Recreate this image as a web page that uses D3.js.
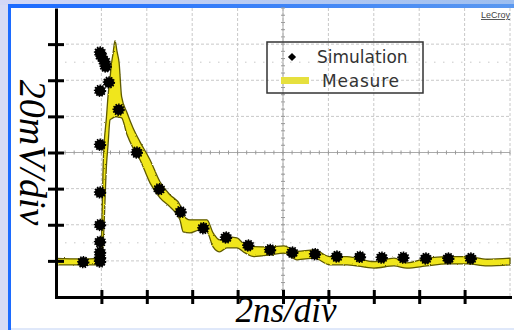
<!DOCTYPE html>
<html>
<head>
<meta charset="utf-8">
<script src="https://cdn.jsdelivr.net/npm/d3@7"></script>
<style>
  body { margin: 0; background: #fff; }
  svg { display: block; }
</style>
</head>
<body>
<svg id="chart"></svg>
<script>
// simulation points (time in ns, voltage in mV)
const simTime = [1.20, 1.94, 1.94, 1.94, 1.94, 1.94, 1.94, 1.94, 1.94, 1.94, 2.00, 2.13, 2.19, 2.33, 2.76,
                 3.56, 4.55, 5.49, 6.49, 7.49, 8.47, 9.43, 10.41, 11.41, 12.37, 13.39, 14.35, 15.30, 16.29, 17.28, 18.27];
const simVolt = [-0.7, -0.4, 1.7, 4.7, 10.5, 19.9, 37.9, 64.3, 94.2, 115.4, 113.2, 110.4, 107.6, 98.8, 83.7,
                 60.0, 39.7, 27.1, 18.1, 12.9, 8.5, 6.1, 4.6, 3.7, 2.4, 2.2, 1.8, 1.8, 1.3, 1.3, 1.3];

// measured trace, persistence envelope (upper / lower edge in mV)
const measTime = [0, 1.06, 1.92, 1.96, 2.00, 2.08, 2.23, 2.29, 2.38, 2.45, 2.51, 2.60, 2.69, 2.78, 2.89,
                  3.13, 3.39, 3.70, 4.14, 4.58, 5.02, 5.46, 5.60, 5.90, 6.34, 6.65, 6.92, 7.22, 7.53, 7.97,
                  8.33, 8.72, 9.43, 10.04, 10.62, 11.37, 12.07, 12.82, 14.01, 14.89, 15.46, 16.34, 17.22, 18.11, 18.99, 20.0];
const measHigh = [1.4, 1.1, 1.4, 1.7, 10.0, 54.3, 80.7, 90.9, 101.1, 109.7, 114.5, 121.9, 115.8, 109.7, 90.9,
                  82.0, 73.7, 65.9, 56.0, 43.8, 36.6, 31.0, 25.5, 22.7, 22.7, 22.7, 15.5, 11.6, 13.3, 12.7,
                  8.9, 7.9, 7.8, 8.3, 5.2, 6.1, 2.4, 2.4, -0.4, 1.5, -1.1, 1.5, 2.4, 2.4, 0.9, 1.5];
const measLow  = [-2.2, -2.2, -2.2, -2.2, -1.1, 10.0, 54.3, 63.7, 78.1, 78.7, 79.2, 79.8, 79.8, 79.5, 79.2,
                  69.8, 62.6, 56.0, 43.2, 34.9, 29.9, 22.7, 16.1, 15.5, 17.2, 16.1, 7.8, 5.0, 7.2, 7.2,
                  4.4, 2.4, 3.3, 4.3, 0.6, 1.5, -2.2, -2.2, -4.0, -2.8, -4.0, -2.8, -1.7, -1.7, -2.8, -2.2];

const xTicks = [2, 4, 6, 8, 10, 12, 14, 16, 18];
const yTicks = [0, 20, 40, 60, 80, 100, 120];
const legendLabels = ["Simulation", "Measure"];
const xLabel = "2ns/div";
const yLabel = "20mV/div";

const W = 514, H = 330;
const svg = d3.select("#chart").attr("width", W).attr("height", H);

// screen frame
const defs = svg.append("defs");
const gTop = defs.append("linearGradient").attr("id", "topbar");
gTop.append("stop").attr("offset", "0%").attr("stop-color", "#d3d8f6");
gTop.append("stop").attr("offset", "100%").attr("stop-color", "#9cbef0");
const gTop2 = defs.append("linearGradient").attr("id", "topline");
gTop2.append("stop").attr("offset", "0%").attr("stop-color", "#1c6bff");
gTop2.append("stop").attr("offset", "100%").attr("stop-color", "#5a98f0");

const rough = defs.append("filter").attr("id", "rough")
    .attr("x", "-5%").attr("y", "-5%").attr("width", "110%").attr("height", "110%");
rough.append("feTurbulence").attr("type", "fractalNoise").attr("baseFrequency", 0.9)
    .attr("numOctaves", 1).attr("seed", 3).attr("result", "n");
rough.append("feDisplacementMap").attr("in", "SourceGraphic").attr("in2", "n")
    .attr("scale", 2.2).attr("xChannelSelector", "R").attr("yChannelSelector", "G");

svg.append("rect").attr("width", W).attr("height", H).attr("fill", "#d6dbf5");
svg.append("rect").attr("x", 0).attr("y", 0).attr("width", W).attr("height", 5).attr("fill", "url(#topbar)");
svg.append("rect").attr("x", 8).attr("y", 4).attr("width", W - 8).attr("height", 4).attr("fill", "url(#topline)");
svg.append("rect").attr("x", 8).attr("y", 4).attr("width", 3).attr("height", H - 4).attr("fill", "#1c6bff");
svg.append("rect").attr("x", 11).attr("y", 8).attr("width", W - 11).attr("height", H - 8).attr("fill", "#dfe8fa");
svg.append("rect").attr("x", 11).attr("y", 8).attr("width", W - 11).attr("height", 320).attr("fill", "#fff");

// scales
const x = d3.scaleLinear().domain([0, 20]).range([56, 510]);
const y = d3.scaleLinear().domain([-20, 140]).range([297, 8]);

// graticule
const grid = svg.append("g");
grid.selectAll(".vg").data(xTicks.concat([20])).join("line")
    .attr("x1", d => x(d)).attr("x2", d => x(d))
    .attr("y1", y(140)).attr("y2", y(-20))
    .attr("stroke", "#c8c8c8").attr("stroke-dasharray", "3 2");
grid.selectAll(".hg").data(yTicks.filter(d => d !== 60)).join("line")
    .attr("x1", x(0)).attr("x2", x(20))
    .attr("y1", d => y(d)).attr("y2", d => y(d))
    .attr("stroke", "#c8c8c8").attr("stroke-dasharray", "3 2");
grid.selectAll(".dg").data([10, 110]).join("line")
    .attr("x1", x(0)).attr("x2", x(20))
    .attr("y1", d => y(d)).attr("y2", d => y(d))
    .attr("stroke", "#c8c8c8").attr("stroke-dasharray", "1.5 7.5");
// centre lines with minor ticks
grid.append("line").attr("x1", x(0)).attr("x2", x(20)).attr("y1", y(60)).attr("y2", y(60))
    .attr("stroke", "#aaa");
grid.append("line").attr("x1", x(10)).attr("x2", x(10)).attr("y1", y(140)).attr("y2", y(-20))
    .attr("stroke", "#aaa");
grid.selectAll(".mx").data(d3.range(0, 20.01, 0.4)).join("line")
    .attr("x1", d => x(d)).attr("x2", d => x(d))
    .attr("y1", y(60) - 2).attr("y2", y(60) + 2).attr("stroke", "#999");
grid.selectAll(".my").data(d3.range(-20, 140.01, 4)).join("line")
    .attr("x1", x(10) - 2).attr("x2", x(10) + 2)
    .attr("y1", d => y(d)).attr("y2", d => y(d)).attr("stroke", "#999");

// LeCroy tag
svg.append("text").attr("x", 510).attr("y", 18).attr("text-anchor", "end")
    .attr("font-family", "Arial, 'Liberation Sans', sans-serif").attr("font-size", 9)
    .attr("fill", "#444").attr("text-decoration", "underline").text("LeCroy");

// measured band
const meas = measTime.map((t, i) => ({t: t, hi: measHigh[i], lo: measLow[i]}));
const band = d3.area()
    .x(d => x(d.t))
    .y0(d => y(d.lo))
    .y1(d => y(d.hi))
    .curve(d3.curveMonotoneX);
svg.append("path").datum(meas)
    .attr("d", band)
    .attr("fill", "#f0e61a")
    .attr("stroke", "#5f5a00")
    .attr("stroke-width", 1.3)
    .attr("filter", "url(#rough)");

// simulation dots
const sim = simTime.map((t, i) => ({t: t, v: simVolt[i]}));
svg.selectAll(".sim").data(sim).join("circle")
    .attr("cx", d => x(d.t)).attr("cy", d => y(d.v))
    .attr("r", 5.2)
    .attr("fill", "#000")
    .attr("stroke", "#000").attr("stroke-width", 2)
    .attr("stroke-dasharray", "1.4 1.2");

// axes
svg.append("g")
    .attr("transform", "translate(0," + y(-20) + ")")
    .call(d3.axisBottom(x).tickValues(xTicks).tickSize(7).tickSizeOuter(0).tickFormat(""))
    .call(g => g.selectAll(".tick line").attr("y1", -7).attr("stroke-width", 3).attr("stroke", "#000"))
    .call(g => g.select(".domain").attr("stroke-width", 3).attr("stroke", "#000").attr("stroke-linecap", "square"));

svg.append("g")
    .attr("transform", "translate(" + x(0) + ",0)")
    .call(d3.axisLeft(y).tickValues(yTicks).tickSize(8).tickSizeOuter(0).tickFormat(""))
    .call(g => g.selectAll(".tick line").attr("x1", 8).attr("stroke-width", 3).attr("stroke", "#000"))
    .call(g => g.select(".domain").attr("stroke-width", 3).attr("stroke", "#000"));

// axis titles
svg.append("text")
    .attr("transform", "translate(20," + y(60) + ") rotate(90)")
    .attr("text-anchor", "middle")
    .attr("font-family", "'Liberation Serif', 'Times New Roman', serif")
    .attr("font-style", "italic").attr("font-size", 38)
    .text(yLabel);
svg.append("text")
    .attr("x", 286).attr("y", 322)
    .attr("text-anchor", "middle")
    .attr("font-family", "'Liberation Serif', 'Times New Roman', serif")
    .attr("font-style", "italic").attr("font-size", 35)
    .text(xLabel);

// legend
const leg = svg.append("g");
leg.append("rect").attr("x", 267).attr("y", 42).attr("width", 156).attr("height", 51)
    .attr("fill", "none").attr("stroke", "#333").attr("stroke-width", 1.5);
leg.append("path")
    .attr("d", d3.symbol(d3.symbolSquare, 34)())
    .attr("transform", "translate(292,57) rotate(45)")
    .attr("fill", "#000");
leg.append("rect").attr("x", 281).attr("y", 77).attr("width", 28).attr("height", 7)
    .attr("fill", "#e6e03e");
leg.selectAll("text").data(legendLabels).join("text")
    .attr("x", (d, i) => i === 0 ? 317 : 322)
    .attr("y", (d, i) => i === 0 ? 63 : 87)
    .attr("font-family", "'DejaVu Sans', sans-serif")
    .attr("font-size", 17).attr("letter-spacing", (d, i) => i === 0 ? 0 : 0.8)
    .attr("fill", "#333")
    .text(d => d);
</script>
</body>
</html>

* * *

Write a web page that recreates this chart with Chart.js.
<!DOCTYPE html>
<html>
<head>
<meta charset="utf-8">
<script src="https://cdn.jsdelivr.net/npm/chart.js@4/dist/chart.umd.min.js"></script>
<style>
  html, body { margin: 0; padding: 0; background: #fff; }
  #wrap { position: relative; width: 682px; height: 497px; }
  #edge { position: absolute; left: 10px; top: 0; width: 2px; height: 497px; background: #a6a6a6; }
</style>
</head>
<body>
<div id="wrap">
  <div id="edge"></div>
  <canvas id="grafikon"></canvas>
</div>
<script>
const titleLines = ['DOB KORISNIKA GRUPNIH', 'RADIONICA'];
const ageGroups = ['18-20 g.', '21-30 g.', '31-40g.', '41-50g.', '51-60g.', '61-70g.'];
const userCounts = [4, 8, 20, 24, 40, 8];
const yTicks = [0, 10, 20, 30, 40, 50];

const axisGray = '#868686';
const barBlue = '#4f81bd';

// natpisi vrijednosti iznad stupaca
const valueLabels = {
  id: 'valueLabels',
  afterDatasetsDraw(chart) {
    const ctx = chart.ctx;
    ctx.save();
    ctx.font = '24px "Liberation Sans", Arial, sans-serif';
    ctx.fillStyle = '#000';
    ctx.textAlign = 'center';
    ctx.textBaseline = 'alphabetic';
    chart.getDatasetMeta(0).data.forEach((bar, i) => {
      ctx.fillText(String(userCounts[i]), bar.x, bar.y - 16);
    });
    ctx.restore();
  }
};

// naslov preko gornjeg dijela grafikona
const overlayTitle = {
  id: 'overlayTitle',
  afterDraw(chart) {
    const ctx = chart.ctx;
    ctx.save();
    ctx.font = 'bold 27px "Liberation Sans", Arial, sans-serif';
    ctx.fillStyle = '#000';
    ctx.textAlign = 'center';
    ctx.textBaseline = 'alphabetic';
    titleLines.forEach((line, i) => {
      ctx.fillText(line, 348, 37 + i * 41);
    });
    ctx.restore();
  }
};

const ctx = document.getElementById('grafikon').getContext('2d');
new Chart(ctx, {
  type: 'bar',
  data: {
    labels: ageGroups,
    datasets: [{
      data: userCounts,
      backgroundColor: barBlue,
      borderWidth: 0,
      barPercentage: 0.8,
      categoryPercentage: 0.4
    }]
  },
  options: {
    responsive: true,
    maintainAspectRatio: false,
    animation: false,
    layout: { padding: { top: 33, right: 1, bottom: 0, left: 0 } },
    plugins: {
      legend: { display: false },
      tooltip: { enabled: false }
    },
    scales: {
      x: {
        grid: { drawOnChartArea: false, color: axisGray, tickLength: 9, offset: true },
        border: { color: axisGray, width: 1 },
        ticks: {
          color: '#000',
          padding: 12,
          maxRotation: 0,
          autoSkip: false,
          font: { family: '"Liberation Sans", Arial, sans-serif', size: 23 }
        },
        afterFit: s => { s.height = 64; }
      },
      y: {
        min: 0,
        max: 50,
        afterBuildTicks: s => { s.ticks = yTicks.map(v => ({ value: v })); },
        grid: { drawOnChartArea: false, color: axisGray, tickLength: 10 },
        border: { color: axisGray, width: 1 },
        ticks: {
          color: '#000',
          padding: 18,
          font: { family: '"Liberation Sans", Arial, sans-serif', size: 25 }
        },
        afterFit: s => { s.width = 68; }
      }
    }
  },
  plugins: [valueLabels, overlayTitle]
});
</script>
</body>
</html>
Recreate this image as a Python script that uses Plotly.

**DIRECTION**
Copy the listing above exactly, but only from the line with "Recreate this image as a web" through the line with "1.3, 1.3, 1.3];", including those two lines and excluding any picture.

**COMPLETE OUTPUT**
Recreate this image as a web page that uses D3.js.
<!DOCTYPE html>
<html>
<head>
<meta charset="utf-8">
<script src="https://cdn.jsdelivr.net/npm/d3@7"></script>
<style>
  body { margin: 0; background: #fff; }
  svg { display: block; }
</style>
</head>
<body>
<svg id="chart"></svg>
<script>
// simulation points (time in ns, voltage in mV)
const simTime = [1.20, 1.94, 1.94, 1.94, 1.94, 1.94, 1.94, 1.94, 1.94, 1.94, 2.00, 2.13, 2.19, 2.33, 2.76,
                 3.56, 4.55, 5.49, 6.49, 7.49, 8.47, 9.43, 10.41, 11.41, 12.37, 13.39, 14.35, 15.30, 16.29, 17.28, 18.27];
const simVolt = [-0.7, -0.4, 1.7, 4.7, 10.5, 19.9, 37.9, 64.3, 94.2, 115.4, 113.2, 110.4, 107.6, 98.8, 83.7,
                 60.0, 39.7, 27.1, 18.1, 12.9, 8.5, 6.1, 4.6, 3.7, 2.4, 2.2, 1.8, 1.8, 1.3, 1.3, 1.3];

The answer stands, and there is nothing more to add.